== Task brief ==
Return all lines with the word "standalone" in them.

== Exercise input ==
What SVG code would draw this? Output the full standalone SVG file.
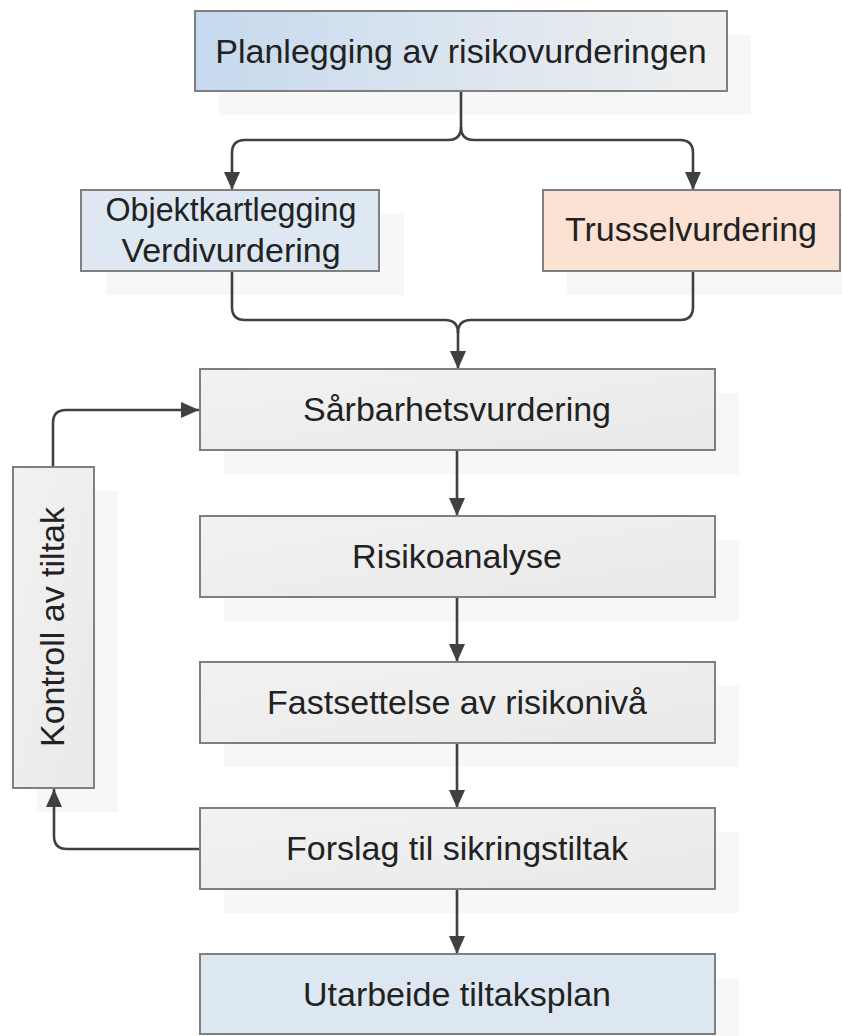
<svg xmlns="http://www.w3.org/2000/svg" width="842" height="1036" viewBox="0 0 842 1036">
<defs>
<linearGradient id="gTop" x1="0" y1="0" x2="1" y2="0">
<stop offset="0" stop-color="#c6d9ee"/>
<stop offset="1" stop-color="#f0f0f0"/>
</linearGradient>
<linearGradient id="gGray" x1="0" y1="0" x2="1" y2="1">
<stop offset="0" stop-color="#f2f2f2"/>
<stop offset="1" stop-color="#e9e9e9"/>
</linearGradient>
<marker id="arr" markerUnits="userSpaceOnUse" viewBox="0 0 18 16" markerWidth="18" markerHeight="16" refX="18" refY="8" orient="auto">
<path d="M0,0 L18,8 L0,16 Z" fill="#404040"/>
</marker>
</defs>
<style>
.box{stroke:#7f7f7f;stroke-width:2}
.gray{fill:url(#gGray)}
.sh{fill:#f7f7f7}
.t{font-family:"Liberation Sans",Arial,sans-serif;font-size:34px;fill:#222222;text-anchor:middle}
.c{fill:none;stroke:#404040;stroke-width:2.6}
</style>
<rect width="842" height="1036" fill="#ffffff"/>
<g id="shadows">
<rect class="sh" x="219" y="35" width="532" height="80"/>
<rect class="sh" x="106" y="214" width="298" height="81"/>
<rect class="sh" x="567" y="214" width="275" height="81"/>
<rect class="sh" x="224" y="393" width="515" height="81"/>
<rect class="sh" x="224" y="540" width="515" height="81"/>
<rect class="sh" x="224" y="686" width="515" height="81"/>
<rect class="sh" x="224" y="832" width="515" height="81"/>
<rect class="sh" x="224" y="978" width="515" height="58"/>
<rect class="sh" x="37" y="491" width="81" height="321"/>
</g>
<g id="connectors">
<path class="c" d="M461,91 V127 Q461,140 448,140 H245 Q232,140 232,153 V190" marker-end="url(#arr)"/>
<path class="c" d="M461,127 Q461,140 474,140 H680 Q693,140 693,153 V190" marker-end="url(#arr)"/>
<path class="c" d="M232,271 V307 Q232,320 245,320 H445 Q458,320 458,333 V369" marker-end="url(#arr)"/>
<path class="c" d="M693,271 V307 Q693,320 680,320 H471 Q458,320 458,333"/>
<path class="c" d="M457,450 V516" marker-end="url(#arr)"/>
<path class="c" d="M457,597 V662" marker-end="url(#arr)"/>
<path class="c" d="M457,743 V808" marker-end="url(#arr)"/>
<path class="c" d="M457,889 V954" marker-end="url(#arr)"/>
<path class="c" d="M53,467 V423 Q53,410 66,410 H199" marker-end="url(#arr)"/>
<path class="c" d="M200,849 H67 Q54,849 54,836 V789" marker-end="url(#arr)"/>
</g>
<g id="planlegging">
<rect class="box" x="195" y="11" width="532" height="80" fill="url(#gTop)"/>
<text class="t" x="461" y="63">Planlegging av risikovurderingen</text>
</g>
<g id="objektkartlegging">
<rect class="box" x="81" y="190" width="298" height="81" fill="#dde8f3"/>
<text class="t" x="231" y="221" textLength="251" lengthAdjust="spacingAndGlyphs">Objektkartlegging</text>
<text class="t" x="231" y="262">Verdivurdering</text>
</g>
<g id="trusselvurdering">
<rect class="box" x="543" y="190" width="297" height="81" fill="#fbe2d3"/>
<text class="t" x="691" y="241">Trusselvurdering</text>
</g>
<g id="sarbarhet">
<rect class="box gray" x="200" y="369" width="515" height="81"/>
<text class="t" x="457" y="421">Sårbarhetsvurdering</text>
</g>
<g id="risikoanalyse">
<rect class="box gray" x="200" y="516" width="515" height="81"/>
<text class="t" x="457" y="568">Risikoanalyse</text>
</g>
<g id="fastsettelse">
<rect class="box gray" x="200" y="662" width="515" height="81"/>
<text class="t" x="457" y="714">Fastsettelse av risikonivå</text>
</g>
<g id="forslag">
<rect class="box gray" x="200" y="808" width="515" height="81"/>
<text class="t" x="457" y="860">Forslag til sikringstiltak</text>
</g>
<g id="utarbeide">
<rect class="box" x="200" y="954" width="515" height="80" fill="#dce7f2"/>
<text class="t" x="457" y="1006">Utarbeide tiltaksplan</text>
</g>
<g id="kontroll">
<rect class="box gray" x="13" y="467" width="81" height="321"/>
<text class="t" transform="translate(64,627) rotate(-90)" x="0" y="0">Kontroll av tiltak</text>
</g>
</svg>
* * *
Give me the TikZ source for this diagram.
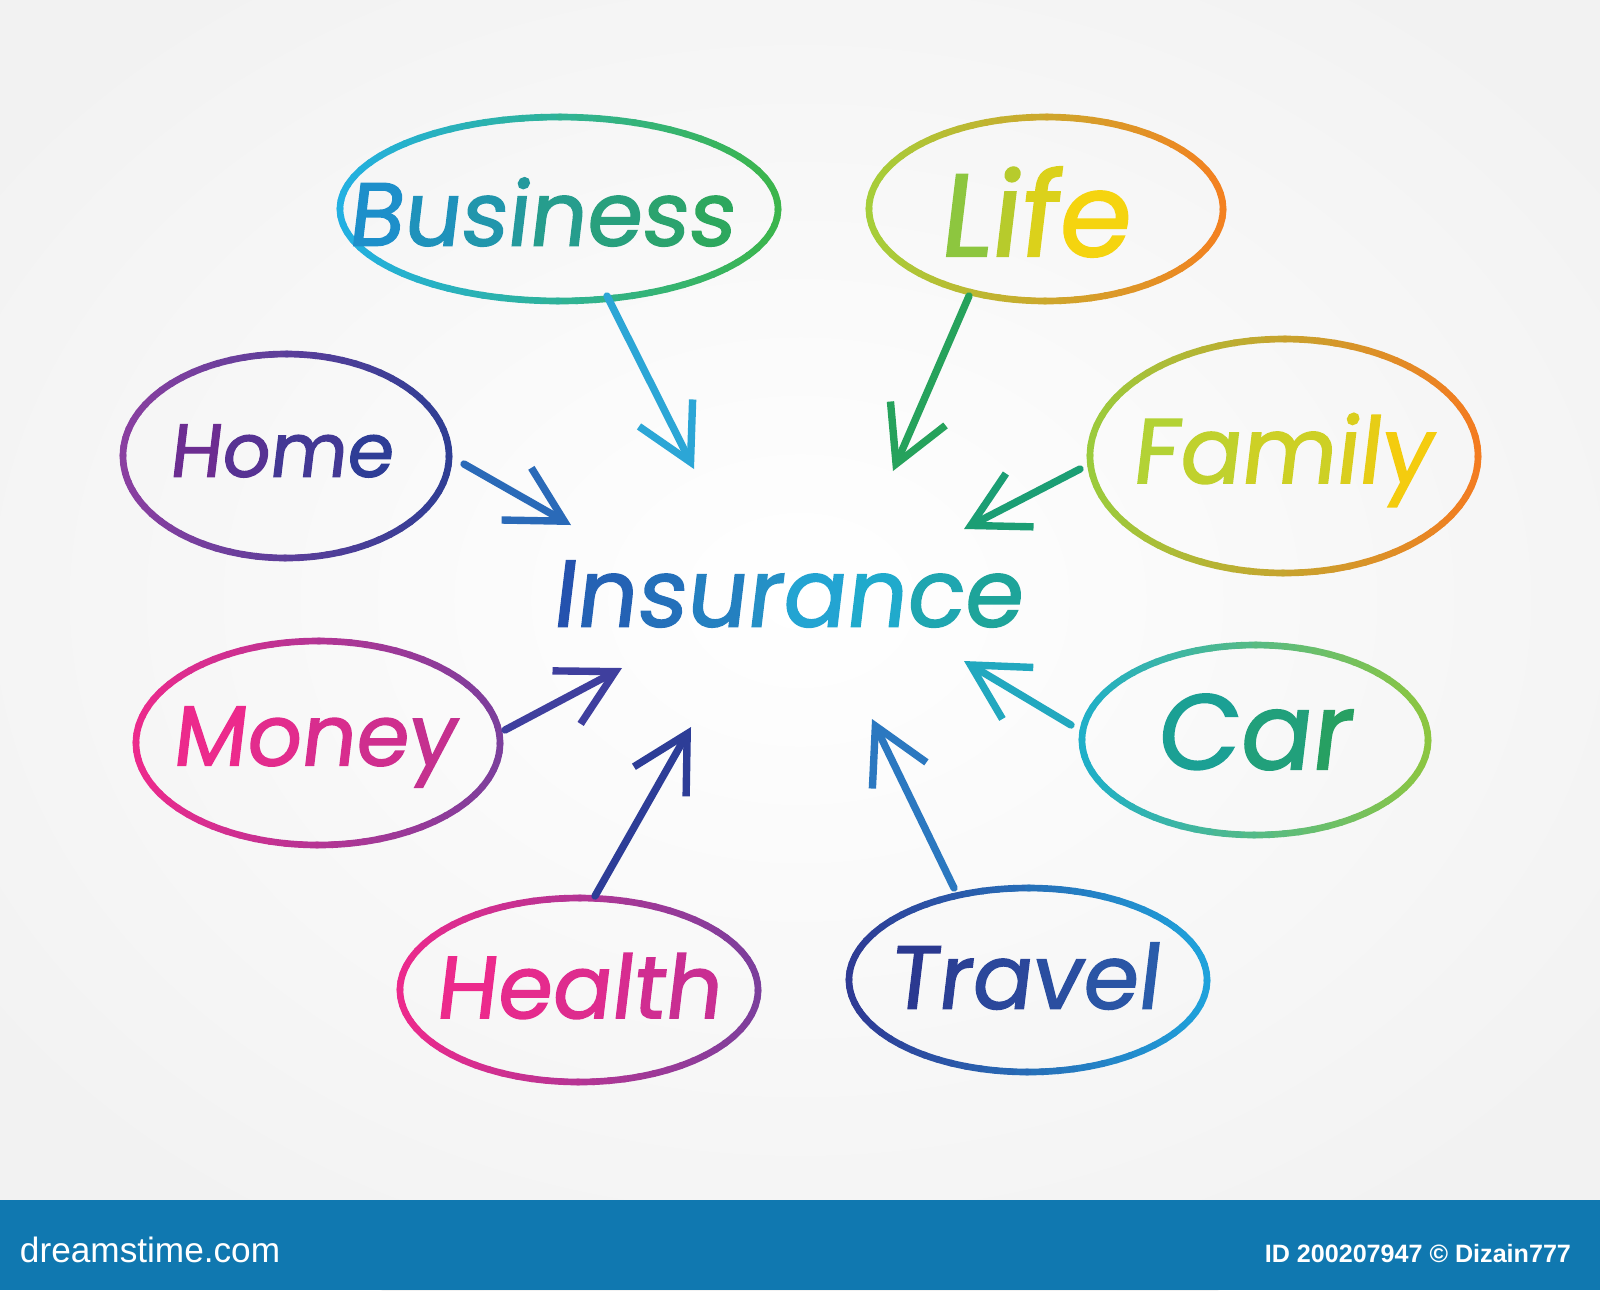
* * *
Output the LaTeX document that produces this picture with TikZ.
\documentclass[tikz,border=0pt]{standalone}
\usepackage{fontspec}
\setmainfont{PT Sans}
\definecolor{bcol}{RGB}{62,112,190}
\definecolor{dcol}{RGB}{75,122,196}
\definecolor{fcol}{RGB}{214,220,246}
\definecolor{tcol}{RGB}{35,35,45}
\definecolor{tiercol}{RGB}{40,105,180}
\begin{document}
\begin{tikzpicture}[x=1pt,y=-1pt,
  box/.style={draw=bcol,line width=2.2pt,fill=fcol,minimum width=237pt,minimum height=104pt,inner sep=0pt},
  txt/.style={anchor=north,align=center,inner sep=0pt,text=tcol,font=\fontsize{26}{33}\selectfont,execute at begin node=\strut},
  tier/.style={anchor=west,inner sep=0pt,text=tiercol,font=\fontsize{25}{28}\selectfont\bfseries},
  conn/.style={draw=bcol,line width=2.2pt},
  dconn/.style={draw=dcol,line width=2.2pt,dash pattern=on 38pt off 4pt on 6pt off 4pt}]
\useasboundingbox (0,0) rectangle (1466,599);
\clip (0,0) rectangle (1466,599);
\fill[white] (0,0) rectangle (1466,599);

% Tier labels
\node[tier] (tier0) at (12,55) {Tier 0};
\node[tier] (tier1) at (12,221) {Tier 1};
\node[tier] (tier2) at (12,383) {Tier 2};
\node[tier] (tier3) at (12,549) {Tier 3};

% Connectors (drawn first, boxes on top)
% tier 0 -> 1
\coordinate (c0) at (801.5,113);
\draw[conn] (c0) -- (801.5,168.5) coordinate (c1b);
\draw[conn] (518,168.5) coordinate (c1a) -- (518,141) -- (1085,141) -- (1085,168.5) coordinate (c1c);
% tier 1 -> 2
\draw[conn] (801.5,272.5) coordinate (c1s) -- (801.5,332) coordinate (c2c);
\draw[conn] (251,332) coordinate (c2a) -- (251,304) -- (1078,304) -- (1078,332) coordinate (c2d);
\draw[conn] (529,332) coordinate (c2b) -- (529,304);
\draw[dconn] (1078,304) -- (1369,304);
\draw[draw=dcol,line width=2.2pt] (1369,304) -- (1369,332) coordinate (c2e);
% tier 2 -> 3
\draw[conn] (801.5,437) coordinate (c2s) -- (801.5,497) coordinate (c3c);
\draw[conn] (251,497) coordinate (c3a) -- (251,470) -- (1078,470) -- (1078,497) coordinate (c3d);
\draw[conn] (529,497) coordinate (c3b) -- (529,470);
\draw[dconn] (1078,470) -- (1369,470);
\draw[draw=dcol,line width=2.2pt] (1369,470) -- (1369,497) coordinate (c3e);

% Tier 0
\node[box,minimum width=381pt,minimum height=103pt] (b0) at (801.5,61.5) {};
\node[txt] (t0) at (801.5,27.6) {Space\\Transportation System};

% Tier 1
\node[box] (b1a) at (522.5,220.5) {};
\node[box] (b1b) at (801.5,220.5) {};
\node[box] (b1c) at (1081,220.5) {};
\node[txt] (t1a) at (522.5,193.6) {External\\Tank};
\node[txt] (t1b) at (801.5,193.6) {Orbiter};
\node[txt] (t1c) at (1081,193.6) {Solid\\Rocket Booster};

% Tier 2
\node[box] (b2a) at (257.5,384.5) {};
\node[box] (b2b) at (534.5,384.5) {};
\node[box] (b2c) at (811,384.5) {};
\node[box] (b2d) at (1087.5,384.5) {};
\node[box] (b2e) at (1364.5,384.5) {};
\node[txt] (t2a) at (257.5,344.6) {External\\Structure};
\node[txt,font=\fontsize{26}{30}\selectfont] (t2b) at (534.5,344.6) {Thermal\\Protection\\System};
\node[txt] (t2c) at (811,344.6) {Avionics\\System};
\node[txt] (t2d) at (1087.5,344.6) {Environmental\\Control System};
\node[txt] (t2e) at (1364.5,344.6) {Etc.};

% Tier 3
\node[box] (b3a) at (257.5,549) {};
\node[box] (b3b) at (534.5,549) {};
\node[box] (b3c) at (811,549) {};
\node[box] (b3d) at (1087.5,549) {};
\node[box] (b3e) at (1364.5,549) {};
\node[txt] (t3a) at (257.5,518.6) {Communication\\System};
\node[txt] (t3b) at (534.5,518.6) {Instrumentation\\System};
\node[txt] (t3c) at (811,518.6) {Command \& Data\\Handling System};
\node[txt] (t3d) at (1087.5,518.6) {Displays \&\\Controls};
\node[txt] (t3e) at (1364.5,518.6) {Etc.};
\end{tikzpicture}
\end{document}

== The output ==
What SVG code would draw this? Output the full standalone SVG file.
\documentclass[tikz,border=0pt]{standalone}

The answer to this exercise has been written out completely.